By then, March 1942, the Poles had already left the Volga region and were stationed in the Soviet republics of Uzbekistan, Kazakhstan and Kyrgyzstan, which was next door to Iran. The supply problem of the Polish troops was solved in Anders’ meeting with Stalin: the surplus volunteers who couldn’t be fed in the USSR were to be evacuated. In just two weeks, 44,000 people, 11,000 of them civilians, were relocated across the Iranian border.

A few months later, Anders asked Stalin for permission to remove the remainder of the Polish troops, and the Soviet dictator demanded a detailed analysis of the military situation, with the outline of possible benefits.  

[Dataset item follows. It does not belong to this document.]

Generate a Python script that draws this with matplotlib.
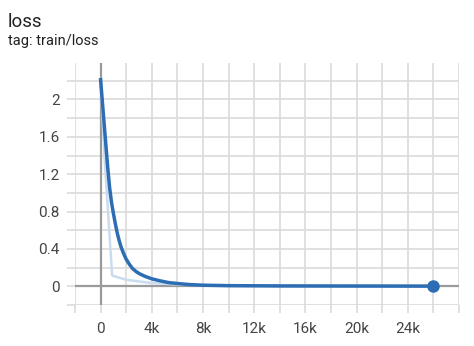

The report that Anders drafted for Stalin in May was logically sound and showed foresight of a good strategian: even though Persia (Iran) had been jointly captured by British and Soviet troops in the autumn of 1941, the forces deployed there were too weak to safeguard the oil fields, Soviet southern border and Allied supply routes there, or the rear of the British troops fighting in Libya. The Polish general managed to convince Stalin that the next move for Hitler would be to head for the Caucasus and capture the oil fields of Baku – which, according to him, was possible from either Ukraine or Libya and Egypt – and then proceed to Iran. Since the British were eager to arm the Poles themselves (they needed all reinforcements they could get), and German exploits in Libyan Tobruk or Egyptian Marsa Matruh of June 1942 made Anders’ predictions plausible, Stalin agreed – and anyway, getting rid of the Poles he saw as obstacles to his plans for their country, suited his book.

In all, by late November 1942, over 115,000 Poles, a third of them civilians, were evacuated to Iran, which, no doubt, saved them. In early 1943, the world heard about the discovery in Katyn near Smolensk of the graves of Polish officers murdered by the Soviets. It meant that the fate of independent Polish troops in the USSR territory would have been uncertain at best, and tragic at worst.